Carter first argues the district court should not have adopted the magistrate judge's recommendation that Carter's claims were without merit, which obviated the need to determine whether Carter exhausted his state remedies before filing his federal petition. When a federal habeas petition is meritless, the question of exhaustion of state remedies need not be addressed. See Montez v. McKinna, 208 F.3d 862, 866 (10th Cir. 2000). As explained below, Carter's claims are without merit, and thus exhaustion was properly not addressed.

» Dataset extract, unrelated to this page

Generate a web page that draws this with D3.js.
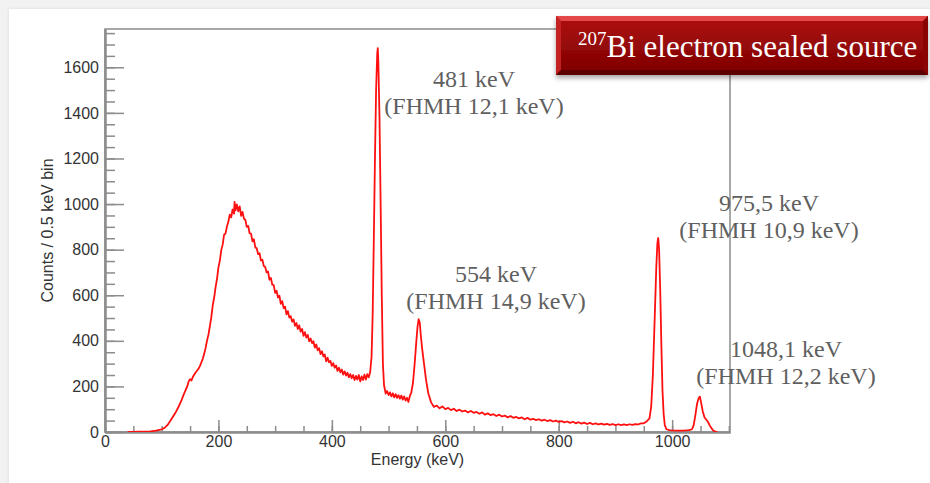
<!DOCTYPE html>
<html>
<head>
<meta charset="utf-8">
<script src="https://cdn.jsdelivr.net/npm/d3@7/dist/d3.min.js"></script>
<style>
  html, body { margin: 0; padding: 0; background: #f2f2f2; }
  #chart { width: 930px; height: 483px; }
</style>
</head>
<body>
<div id="chart"></div>
<script>
// spectrum (keV, counts per 0.5 keV bin)
var energy = [
  40, 50, 60, 70, 80, 90, 100, 105, 110, 115, 120, 125, 130, 135,
  140, 142.5, 145, 147.5, 150, 152.5, 155, 157.5, 160, 162.5, 165, 167.5, 170, 172.5,
  175, 177.5, 180, 182.5, 185, 187.5, 190, 192.5, 195, 197.5, 200, 202.5, 205, 207.5,
  210, 212.5, 215, 217.5, 220, 222.5, 225, 227.5, 228.5, 230, 232.5, 235, 237.5, 240,
  242.5, 245, 247.5, 250, 252.5, 255, 257.5, 260, 262.5, 265, 267.5, 270, 272.5, 275,
  277.5, 280, 282.5, 285, 287.5, 290, 292.5, 295, 297.5, 300, 302.5, 305, 307.5, 310,
  312.5, 315, 317.5, 320, 322.5, 325, 327.5, 330, 332.5, 335, 337.5, 340, 342.5, 345,
  347.5, 350, 352.5, 355, 357.5, 360, 362.5, 365, 367.5, 370, 372.5, 375, 377.5, 380,
  382.5, 385, 387.5, 390, 392.5, 395, 397.5, 400, 402.5, 405, 407.5, 410, 412.5, 415,
  417.5, 420, 422.5, 425, 427.5, 430, 432.5, 435, 437.5, 440, 442.5, 445, 447.5, 450,
  452.5, 455, 457.5, 460, 462.5, 465, 467.5,
  470, 472, 474, 476, 478, 480, 481, 482, 484, 486, 488, 490, 492, 495,
  497.5, 500, 502.5, 505, 507.5, 510, 512.5, 515, 517.5, 520, 522.5, 525, 527.5, 530,
  532.5, 535, 537.5, 540, 543, 546, 549, 551, 553, 555, 557, 559, 561, 563,
  566, 570, 575, 580, 585, 590, 595, 600,
  605, 610, 615, 620, 625, 630, 635, 640, 645, 650, 655, 660, 665, 670,
  675, 680, 685, 690, 695, 700, 705, 710, 715, 720, 725, 730, 735, 740,
  745, 750, 755, 760, 765, 770, 775, 780, 785, 790, 795, 800, 805, 810,
  815, 820, 825, 830, 835, 840, 845, 850, 855, 860, 865, 870, 875, 880,
  885, 890, 895, 900, 905, 910, 915, 920, 925, 930, 935, 940, 945, 950,
  955, 960, 963, 966, 969, 972, 974, 975.5, 977, 979, 981, 983, 985, 987,
  990, 995, 1000, 1010, 1020, 1030, 1035, 1038, 1041, 1044, 1047, 1049, 1051, 1054,
  1057, 1060, 1063, 1066, 1069, 1072, 1075, 1080
];
var counts = [
  0, 0, 1, 2, 3, 6, 12, 18, 30, 48, 68, 88, 112, 140,
  172, 186, 200, 222, 232, 226, 242, 252, 262, 270, 278, 290, 306, 322,
  344, 370, 402, 428, 466, 505, 556, 590, 636, 672, 722, 752, 798, 822,
  866, 870, 902, 922, 954, 942, 976, 958, 1010, 972, 998, 968, 990, 948,
  966, 936, 930, 900, 904, 872, 870, 836, 846, 810, 806, 780, 784, 752,
  756, 728, 724, 700, 704, 668, 676, 646, 644, 610, 620, 590, 598, 562,
  574, 544, 550, 516, 530, 502, 508, 484, 494, 466, 478, 452, 468, 440,
  452, 422, 438, 414, 426, 398, 410, 390, 398, 370, 384, 358, 368, 342,
  354, 332, 340, 310, 326, 306, 312, 290, 302, 282, 292, 268, 282, 262,
  274, 252, 266, 248, 260, 240, 254, 236, 250, 228, 246, 230, 250, 222,
  244, 228, 252, 230, 254, 240, 262,
  330, 520, 850, 1200, 1500, 1660, 1684, 1620, 1380, 1000, 600, 300, 205, 168,
  180, 162, 174, 156, 170, 152, 166, 150, 162, 146, 160, 142, 156, 138,
  150, 132, 158, 172, 215, 300, 400, 460, 495, 480, 420, 370, 330, 290,
  230, 170, 130, 110, 116, 104, 112, 100,
  106, 96, 102, 92, 98, 90, 94, 86, 92, 84, 88, 80, 86, 76,
  82, 74, 78, 70, 76, 68, 72, 64, 70, 62, 66, 60, 64, 56,
  62, 54, 58, 52, 56, 50, 54, 48, 52, 46, 50, 44, 48, 42,
  46, 40, 45, 38, 43, 37, 41, 35, 40, 34, 38, 33, 37, 32,
  36, 31, 35, 30, 34, 30, 33, 30, 34, 31, 35, 33, 38, 38,
  46, 60, 110, 250, 480, 720, 830, 851, 800, 620, 380, 180, 80, 30,
  12, 8, 7, 6, 6, 8, 12, 30, 75, 125, 150, 155, 130, 90,
  65, 55, 45, 30, 18, 8, 3, 0
];

var xTicks = [0, 200, 400, 600, 800, 1000];
var yTicks = [0, 200, 400, 600, 800, 1000, 1200, 1400, 1600];

var peakEnergy = ["481 keV", "554 keV", "975,5 keV", "1048,1 keV"];
var peakFwhm = ["(FHMH 12,1 keV)", "(FHMH 14,9 keV)", "(FHMH 10,9 keV)", "(FHMH 12,2 keV)"];

var width = 930, height = 483;
var margin = {top: 29, right: 200, bottom: 51, left: 105};

var svg = d3.select("#chart").append("svg")
    .attr("width", width)
    .attr("height", height)
    .style("display", "block");

var defs = svg.append("defs");

var shadow = defs.append("filter").attr("id", "shadow")
    .attr("x", "-5%").attr("y", "-20%").attr("width", "110%").attr("height", "160%");
shadow.append("feDropShadow")
    .attr("dx", 0).attr("dy", 3).attr("stdDeviation", 2.5)
    .attr("flood-color", "#000").attr("flood-opacity", 0.35);

var card = defs.append("filter").attr("id", "card")
    .attr("x", "-2%").attr("y", "-2%").attr("width", "104%").attr("height", "104%");
card.append("feDropShadow")
    .attr("dx", 0).attr("dy", 0).attr("stdDeviation", 1.5)
    .attr("flood-color", "#000").attr("flood-opacity", 0.12);

var grad = defs.append("linearGradient").attr("id", "banner")
    .attr("x1", 0).attr("y1", 0).attr("x2", 0).attr("y2", 1);
grad.append("stop").attr("offset", "0%").attr("stop-color", "#b00d0d");
grad.append("stop").attr("offset", "100%").attr("stop-color", "#7c0202");

defs.append("clipPath").attr("id", "plotclip")
  .append("rect")
    .attr("x", margin.left)
    .attr("y", margin.top)
    .attr("width", width - margin.left - margin.right)
    .attr("height", height - margin.top - margin.bottom);

// white slide background
svg.append("rect")
    .attr("x", 9).attr("y", 9)
    .attr("width", width).attr("height", height)
    .attr("fill", "#fff")
    .attr("filter", "url(#card)");

var x = d3.scaleLinear()
    .domain([0, 1102])
    .range([margin.left, width - margin.right]);

var y = d3.scaleLinear()
    .domain([0, 1768])
    .range([height - margin.bottom, margin.top]);

// frame
svg.append("rect")
    .attr("x", x(0)).attr("y", y(1768))
    .attr("width", x(1102) - x(0))
    .attr("height", y(0) - y(1768))
    .attr("fill", "none")
    .attr("stroke", "#8c8c8c")
    .attr("stroke-width", 1.5);

// minor ticks
svg.append("g")
    .attr("class", "axis minor")
    .attr("transform", "translate(0," + y(0) + ")")
    .call(d3.axisBottom(x).tickValues(d3.range(0, 1101, 50)).tickSizeInner(-6).tickSizeOuter(0).tickFormat(""));

svg.append("g")
    .attr("class", "axis minor")
    .attr("transform", "translate(" + x(0) + ",0)")
    .call(d3.axisLeft(y).tickValues(d3.range(0, 1751, 50)).tickSizeInner(-10).tickSizeOuter(0).tickFormat(""));

// major ticks + labels
svg.append("g")
    .attr("class", "axis major")
    .attr("transform", "translate(0," + y(0) + ")")
    .call(d3.axisBottom(x).tickValues(xTicks).tickSizeInner(-12).tickSizeOuter(0).tickPadding(4).tickFormat(d3.format("d")));

svg.append("g")
    .attr("class", "axis major")
    .attr("transform", "translate(" + x(0) + ",0)")
    .call(d3.axisLeft(y).tickValues(yTicks).tickSizeInner(-19).tickSizeOuter(0).tickPadding(6).tickFormat(d3.format("d")));

svg.selectAll(".axis path.domain")
    .attr("stroke", "#8c8c8c")
    .attr("stroke-width", 2);
svg.selectAll(".axis .tick line")
    .attr("stroke", "#8c8c8c")
    .attr("stroke-width", 1.5);
svg.selectAll(".axis text")
    .attr("font-family", "Liberation Sans, Arial, sans-serif")
    .attr("font-size", 16)
    .attr("fill", "#333");

// axis titles
svg.append("text")
    .attr("x", (x(0) + x(1102)) / 2)
    .attr("y", 465)
    .attr("text-anchor", "middle")
    .attr("font-family", "Liberation Sans, Arial, sans-serif")
    .attr("font-size", 16)
    .attr("fill", "#333")
    .text("Energy (keV)");

svg.append("text")
    .attr("transform", "translate(53," + (y(0) + y(1768)) / 2 + ") rotate(-90)")
    .attr("text-anchor", "middle")
    .attr("font-family", "Liberation Sans, Arial, sans-serif")
    .attr("font-size", 16)
    .attr("fill", "#333")
    .text("Counts / 0.5 keV bin");

// spectrum
var line = d3.line()
    .x(function(d, i) { return x(energy[i]); })
    .y(function(d) { return y(d); });

svg.append("path")
    .datum(counts)
    .attr("clip-path", "url(#plotclip)")
    .attr("fill", "none")
    .attr("stroke", "#ff1010")
    .attr("stroke-width", 1.8)
    .attr("stroke-linejoin", "round")
    .attr("d", line);

// peak annotations (centre x, baseline of first line)
var labelPos = [[474, 87], [496, 282], [769, 211], [786, 357]];

var notes = svg.append("g")
    .attr("font-family", "Liberation Serif, Times New Roman, serif")
    .attr("font-size", 24)
    .attr("fill", "#5f5f5f")
    .attr("text-anchor", "middle")
    .selectAll("g")
    .data(peakEnergy)
    .enter().append("g")
    .attr("transform", function(d, i) { return "translate(" + labelPos[i][0] + "," + labelPos[i][1] + ")"; });

notes.append("text")
    .text(function(d) { return d; });

notes.append("text")
    .attr("y", 27)
    .text(function(d, i) { return peakFwhm[i]; });

// title banner
var banner = svg.append("g").attr("transform", "translate(556,16)");

banner.append("rect")
    .attr("width", 372).attr("height", 59)
    .attr("fill", "url(#banner)")
    .attr("filter", "url(#shadow)");
banner.append("path")
    .attr("d", "M0,0H372L367,5H5Z")
    .attr("fill", "#e44848");
banner.append("path")
    .attr("d", "M0,0L5,5V54L0,59Z")
    .attr("fill", "#c42222");
banner.append("path")
    .attr("d", "M0,59L5,54H367L372,59Z")
    .attr("fill", "#5e0000");
banner.append("path")
    .attr("d", "M372,0L367,5V54L372,59Z")
    .attr("fill", "#8a0404");

var title = banner.append("text")
    .attr("x", 22)
    .attr("y", 41)
    .attr("font-family", "Liberation Serif, Times New Roman, serif")
    .attr("fill", "#fff");
title.append("tspan")
    .attr("font-size", 19)
    .attr("dy", -12)
    .text("207");
title.append("tspan")
    .attr("font-size", 31)
    .attr("dy", 12)
    .text("Bi electron sealed source");
</script>
</body>
</html>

Carter next claims that the discrepancy between the incident report (Carter twisted the officer's hand) and the amended prison misconduct report (Carter twisted the officer's wrist) is significant enough to render the notice of the amended report insufficient because he could not prepare a defense without knowing whether he was accused of twisting the officer's wrist or hand. On its face, Carter's argument is meritless. What is more, Carter received adequate notice because the disciplinary hearing officer provided all that was constitutionally necessary: advance written notice of the disciplinary charge, an opportunity to present a defense, and a written statement of the evidence relied on and the reasons for the disciplinary action. See Superintendent, Mass. Corr. Inst., Walplole v. Hill, 472 U.S. 445, 454 (1985) (establishing what is necessary to constitute adequate notice of a disciplinary proceeding). Thus, Carter received adequate notice of the disciplinary charges and his due process rights were not violated.

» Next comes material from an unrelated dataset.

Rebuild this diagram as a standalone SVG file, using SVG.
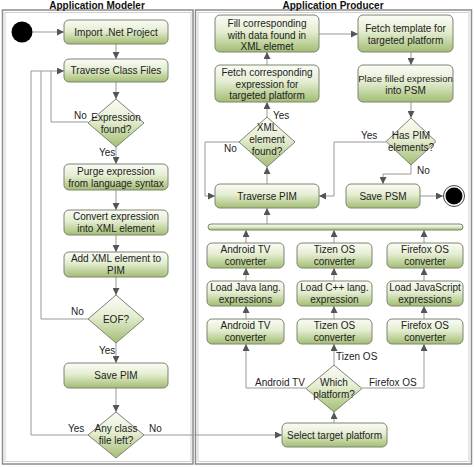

Finally, Carter argues the evidence of guilt was insufficient. He points to the conflicting reports and the fact that the officer's allegation of being injured was not bourne out. Under Hill, sanctions imposed during a disciplinary hearing need only be supported by "some evidence" so long as adequate notice of the hearing was provided. 472 U.S. at 454. Carter received adequate notice. The hearing officer received and believed the reporting officer's statement describing how Carter grabbed and twisted his hand. Thus, "some evidence" supported the sanctions and Carter received due process.

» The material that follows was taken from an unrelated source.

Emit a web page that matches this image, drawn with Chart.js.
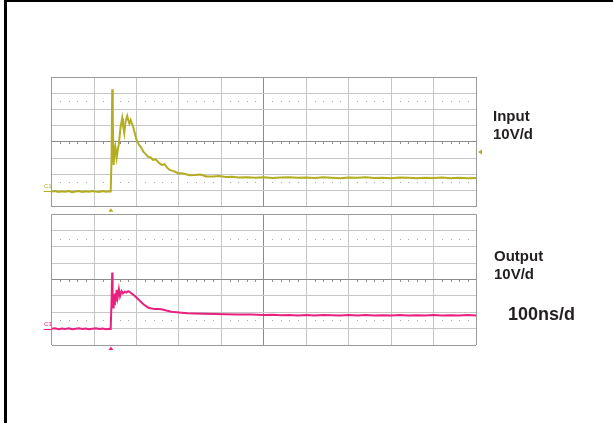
<!DOCTYPE html>
<html>
<head>
<meta charset="utf-8">
<script src="https://cdn.jsdelivr.net/npm/chart.js@4.4.1/dist/chart.umd.min.js"></script>
<style>
  html, body { margin:0; padding:0; background:#fff; }
  body { width:613px; height:423px; position:relative; overflow:hidden; font-family:"Liberation Sans", Arial, sans-serif; }
  #frame { position:absolute; left:4px; top:0; width:609px; height:423px; border-left:3px solid #000; border-top:2px solid #000; box-sizing:border-box; }
  .wrap { position:absolute; left:30px; width:470px; height:150px; }
  #w1 { top:67px; }
  #w2 { top:204px; }
  .lbl { position:absolute; font-weight:bold; color:#231f20; white-space:nowrap; }
  .ch { position:absolute; font-size:6px; line-height:6px; }
</style>
</head>
<body>
<div id="frame"></div>
<div class="wrap" id="w1"><canvas id="c1"></canvas></div>
<div class="wrap" id="w2"><canvas id="c2"></canvas></div>
<div class="lbl" style="left:493px; top:106.5px; font-size:15px; line-height:18px;">Input<br>10V/d</div>
<div class="lbl" style="left:494px; top:246.5px; font-size:15px; line-height:18px;">Output<br>10V/d</div>
<div class="lbl" style="left:508px; top:304.5px; font-size:18px; line-height:18px;">100ns/d</div>
<div class="ch" style="left:44px; top:183px; color:#b3ad1f;">C1</div>
<div class="ch" style="left:44px; top:321px; color:#e8207e;">C3</div>
<script>
// ---- data (time in ns, 100 ns/div; amplitude in V, 10 V/div) ----
const timeTicks = [0,100,200,300,400,500,600,700,800,900,1000];
const voltTicks = [-40,-30,-20,-10,0,10,20,30,40];

const inputTime = [0,8,16,24,32,40,48,56,64,72,80,88,96,104,112,120,128,136,
  139,141,142.6,144,146,148,150,153,156,158,162,166,168,171,174,178,181,183,186,188,
  192,196,200,205,210,216,221,227,233,239,245,252,259,266,272,278,285,292,299,306,
  315,324,337,350,365,380,395,410,425,440,460,480,500,520,540,560,580,600,620,640,
  660,680,700,720,740,760,780,800,820,840,860,880,900,920,940,960,980,1000];
const inputVolts = [-30.7,-30.3,-30.9,-30.5,-30.8,-30.4,-31.0,-30.6,-30.3,-30.9,-30.5,-30.8,-30.4,-30.7,-30.9,-30.4,-30.8,-30.5,
  -30.6,-12,32.5,14,-14.2,-6,-2.9,-9.9,-4.5,-1.9,8.5,14.6,10.2,5.4,12.5,16.0,12.8,11.2,13.4,11.9,
  9.5,5.2,1.2,-1.5,-3.2,-6.0,-7.4,-9.1,-9.6,-11.1,-10.8,-12.7,-14.2,-13.8,-15.9,-17.3,-17.9,-18.6,-19.5,-19.3,
  -19.8,-20.6,-20.4,-20.1,-21.3,-21.4,-21.0,-21.7,-21.5,-22.0,-21.8,-22.1,-21.9,-22.3,-22.0,-21.8,-22.2,-22.0,-22.3,-21.9,
  -22.1,-22.4,-22.0,-22.2,-21.9,-22.3,-22.1,-22.4,-22.0,-22.2,-22.5,-22.1,-22.3,-22.0,-22.4,-22.2,-22.5,-22.3];

const outputTime = [0,8,16,24,32,40,48,56,64,72,80,88,96,104,112,120,128,136,
  139,141,142.6,143.5,144.5,146,147.5,149,151,153,155.3,158.4,161,164.7,168,172.5,176,180.2,184.2,
  190,196,204,211.8,219,227.3,235,243,251,258.8,270,282.4,300,320,337,360,385,411.8,440,470,
  500,520,540,560,580,600,620,640,660,680,700,720,740,760,780,800,820,840,860,880,900,920,940,960,980,1000];
const outputVolts = [-30.1,-29.8,-30.3,-29.9,-30.2,-29.7,-30.3,-30.0,-29.8,-30.2,-29.9,-30.4,-30.0,-29.7,-30.2,-29.9,-30.3,-30.0,
  -30.1,-14,4.3,-8,-17.1,-9,-15.1,-8.5,-13.5,-6.2,-11,-5.9,-10.2,-7.0,-8.4,-7.3,-7.9,-7.1,-7.6,
  -8.8,-10.0,-12.0,-14.0,-15.6,-17.1,-17.6,-17.9,-18.0,-18.1,-18.9,-19.7,-20.1,-20.5,-20.7,-20.9,-21.1,-21.2,-21.4,-21.3,
  -21.6,-21.5,-21.8,-21.6,-21.9,-21.7,-21.9,-21.6,-21.8,-22.0,-21.7,-21.9,-21.6,-22.0,-21.8,-21.9,-21.7,-22.0,-21.8,-21.9,-21.7,-22.0,-21.8,-21.9,-21.7,-21.9];

const triggerTime = 139.5;
const triggerLevel = -6.2;

const YELLOW = '#b3ad1f';
const PINK = '#e8207e';

const decor = {
  id: 'decor',
  beforeDatasetsDraw(chart, args, opts) {
    const { ctx, scales: { x, y } } = chart;
    ctx.save();
    ctx.fillStyle = '#a8a8a8';
    for (const v of [25, -25]) {
      const py = Math.round(y.getPixelForValue(v));
      for (let d = 0; d < 10; d++) for (let k = 1; k < 5; k++) {
        const px = Math.round(x.getPixelForValue(d * 100 + k * 20));
        ctx.fillRect(px, py, 1, 1);
      }
    }
    const cy = Math.round(y.getPixelForValue(0));
    ctx.fillStyle = '#8c8c8c';
    for (let d = 0; d < 10; d++) for (let k = 1; k < 5; k++) {
      const px = Math.round(x.getPixelForValue(d * 100 + k * 20));
      ctx.fillRect(px, cy - 1, 1, 3);
    }
    ctx.restore();
  },
  afterDraw(chart, args, opts) {
    const { ctx, chartArea: a, scales: { x, y } } = chart;
    ctx.save();
    ctx.fillStyle = opts.color;
    ctx.strokeStyle = opts.color;
    const tx = x.getPixelForValue(triggerTime);
    ctx.beginPath();
    ctx.moveTo(tx - 2.5, a.bottom + 5);
    ctx.lineTo(tx + 2.5, a.bottom + 5);
    ctx.lineTo(tx, a.bottom + 1.5);
    ctx.closePath();
    ctx.fill();
    if (opts.level) {
      const ly = y.getPixelForValue(triggerLevel);
      ctx.beginPath();
      ctx.moveTo(a.right + 2, ly);
      ctx.lineTo(a.right + 6, ly - 2.5);
      ctx.lineTo(a.right + 6, ly + 2.5);
      ctx.closePath();
      ctx.fill();
    }
    const gy = y.getPixelForValue(opts.ground);
    ctx.lineWidth = 1;
    ctx.beginPath();
    ctx.moveTo(a.left - 8, Math.round(gy) + 0.5);
    ctx.lineTo(a.left, Math.round(gy) + 0.5);
    ctx.stroke();
    ctx.restore();
  }
};

function makeChart(id, times, volts, color, pad, decorOpts) {
  const pts = times.map((t, i) => ({ x: t, y: volts[i] }));
  return new Chart(document.getElementById(id), {
    type: 'line',
    data: { datasets: [{ data: pts, borderColor: color, borderWidth: 2, pointRadius: 0, tension: 0, fill: false }] },
    options: {
      responsive: true, maintainAspectRatio: false, animation: false,
      layout: { padding: pad },
      plugins: { legend: { display: false }, tooltip: { enabled: false }, decor: decorOpts },
      scales: {
        x: {
          type: 'linear', min: timeTicks[0], max: timeTicks[timeTicks.length - 1],
          afterBuildTicks: s => { s.ticks = timeTicks.map(v => ({ value: v })); },
          ticks: { display: false },
          border: { display: false },
          grid: { drawTicks: false, lineWidth: 1,
            color: c => (c.tick && (c.tick.value === 500)) ? '#8c8c8c' : (c.tick && (c.tick.value === 0 || c.tick.value === 1000)) ? '#9a9a9a' : '#c6c6c6' }
        },
        y: {
          type: 'linear', min: voltTicks[0], max: voltTicks[voltTicks.length - 1],
          afterBuildTicks: s => { s.ticks = voltTicks.map(v => ({ value: v })); },
          ticks: { display: false },
          border: { display: false },
          grid: { drawTicks: false, lineWidth: 1,
            color: c => (c.tick && c.tick.value === 0) ? '#8c8c8c' : (c.tick && (c.tick.value === -40 || c.tick.value === 40)) ? '#9a9a9a' : '#c6c6c6' }
        }
      }
    },
    plugins: [decor]
  });
}

makeChart('c1', inputTime, inputVolts, YELLOW, { left: 21.7, right: 24, top: 10, bottom: 10.3 }, { color: YELLOW, level: true, ground: -30.6 });
makeChart('c2', outputTime, outputVolts, PINK, { left: 21.7, right: 24, top: 10.3, bottom: 9 }, { color: PINK, level: false, ground: -30.0 });
</script>
</body>
</html>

Carter fails to establish that reasonable jurists could disagree that the district court's denial of COA was correct. In addition, Carter fails to demonstrate that his appeal is not frivolous. Therefore, we deny a COA and deny Carter's motion to proceed IFP.
Entered for the Court
Timothy M. Tymkovich
*. This order is not binding precedent, except under the doctrines of law of the case, res judicata, and collateral estoppel. The court generally disfavors the citation of orders; nevertheless, an order may be cited under the terms and conditions of 10th Cir. R. 36.3.
2. After examining the briefs and the appellate record, this three-judge panel has determined unanimously that oral argument would not be of material assistance in the determination of this appeal. See Fed. R. App. P. 34(a); 10th Cir. R. 34.1(G). The cause is therefore ordered submitted without oral argument.
1. Carter filed his petition citing 28 U.S.C. § 2254 (2000). However, because Carter challenges the execution of his sentence rather than the fact of his conviction, his petition is one pursuant to 28 U.S.C. § 2241 (2000). See Montez v. McKinna, 208 F.3d 862, 864-65 (10th Cir. 2000).